The church of SS Andrew and Mary - St Julian of Norwich - geograph.org.uk - 1547398.jpg
Julian of Norwich

I have a friend from class at Charlotte Spirituality Center who took some time to explain who her Spiritual Mentor was (as this was our final project). Most of us chose Saints and Mystics (not to say that this man wasn’t either, it just wasn’t official) but she chose someone she knew. He was an old Anglican priest from England who was an expert on Julian of Norwich. He actually lived and worked at the church associated with her life. My friend spent some time with this man, enjoying his company and wisdom immensely.

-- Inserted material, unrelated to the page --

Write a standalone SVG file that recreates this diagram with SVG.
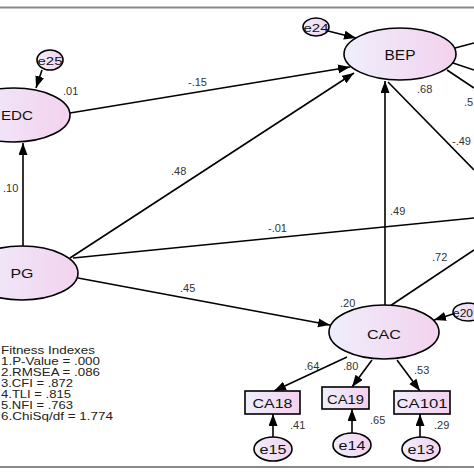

Hearing her describe his profundity, it hit me that what she loved about him was his intentionality. In all that he did, he did it with his whole heart. He took time to really love people and get to know them. He knew thousands of people and had many followers; always remembering each one. Joking, she said that she would have liked to think that she had a special place his in heart, but she knew his heart was like God’s so she shared that place with many others.

One lesson he passed on to her was a lesson that I would like to keep myself. While visiting with him over tea, he invited her to sit with him in total silence for 20 minutes. Of course, in this quiet space they could pray or simply be in union with an intention. There are a variety of intentional ways to spend 20 minutes in quiet with the Spirit. At the end of the 20 minutes he spoke, saying, “Now, we just changed the world.”

“20 minutes can change the world.”


Another classmate was nearly moved to tears at the thought of united intention. She explained that in her yoga practice the class will share three “oms”. The first is for yourself and the second is for this experience and the third was entirely different. It was a united “om” for the world, specifically for the peace of the world. She said that when the class would om for the world there was a unison that was not found in either the first or second opportunity. The united om for the world was full, rich and vibrant. She explained that even their voices blended and their timing was perfect inside that intentional space for the world. Just the memory of this unison brought tears to her eyes. 

Even if those in the class were not seeking the Spirit, the union that was created in this space summons the Spirit forth. As Christians, we are reminded that Jesus promised his followers that “when 3 or more are gathered in my name, I will be there also.”

We get bombarded with all that is going on in the world. There is so much happening that is unjust and cruel. It is easy to find yourself wondering, “What can I really do to make a difference?” Our lives feel so meaningless and small when you look at the grandeur of the needs around us. 

These mystics in my life are speaking honestly when they remind me that I should spend 20 minutes a day specifically in prayer or in meditation for the world. No matter what your religious background, there is plenty of evidence that points to the power of intention. Mind over matter, the energy that you put out into the world; all of this is powerful and it has consequences. Taking some time to mingle in the peace of the Divine, or focus your energy on putting vibes of goodness into the world will make it a better place. It will also make you a better person. It’s like a ripple in the pond. It’s just a small splash, but the ripple effect is reaches to the edges of the Earth.

Photo from Huffington Post- A case for bringing meditation to Congress

A simple step at world changing starts with 20 minutes of quiet.